Freud: The devil is the superego’s caricature of id desires—sexual lust, aggression, taboo curiosity. The more harsh your internal “moral father,” the more monstrous the fiend appears. Dreams dramatize the battle between pleasure principle and punitive conscience. Resolution requires loosening moral choke-holds so libido can flow into creative channels rather than compulsive ones.

What to Do Next?

  1. Shadow Journal: List qualities you condemn in others (selfish, seductive, ruthless). Circle the ones you secretly envy. Plan one safe, ethical way to experiment with that energy—speak up in the meeting, wear the daring outfit, set the boundary.
  2. Reality-Check Relationships: Notice who in your life “makes a deal” that leaves you drained. Practice saying, “Let me get back to you,” to buy time for clearer decisions.
  3. Embodiment Ritual: On a solitary evening, play music with strong drum beats, move like the horned creature, then consciously shed the role before bedtime. This tells the psyche you can visit the underworld without getting stuck there.

FAQ

Is a dream of a horned fiend always evil?

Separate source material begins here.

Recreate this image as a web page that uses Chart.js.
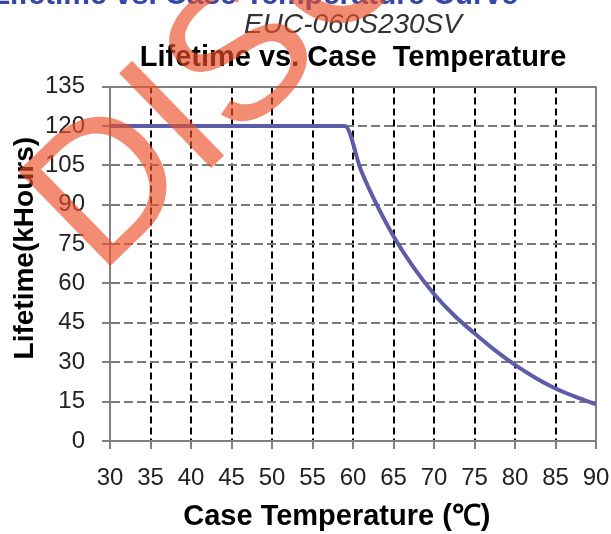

No. It dramatizes rejected power. Once integrated, the same energy fuels creativity, sexuality, and assertiveness without destructive fallout.

Why did I feel sexually aroused during the nightmare?

The horned figure carries libido. Arousal signals life-force, not depravity. Ask what passion you’re afraid to express in waking life.

Can this dream predict actual harm from others?

Rarely. More often it mirrors internal warnings—your intuition spotting manipulative “false friends.” Heighten discernment, but focus on reclaiming your own power rather than demonizing people.

Summary

The horned fiend is the night-face of your own unacknowledged potency. Face him, bargain honestly, and you’ll discover the only soul-contract that matters: the one that sets you free to live wholly, not perfectly.

From the 1901 Archives

"To dream that you encounter a fiend, forbodes reckless living and loose morals. For a woman, this dream signifies a blackened reputation. To dream of a fiend, warns you of attacks to be made on you by false friends. If you overcome one, you will be able to intercept the evil designs of enemies."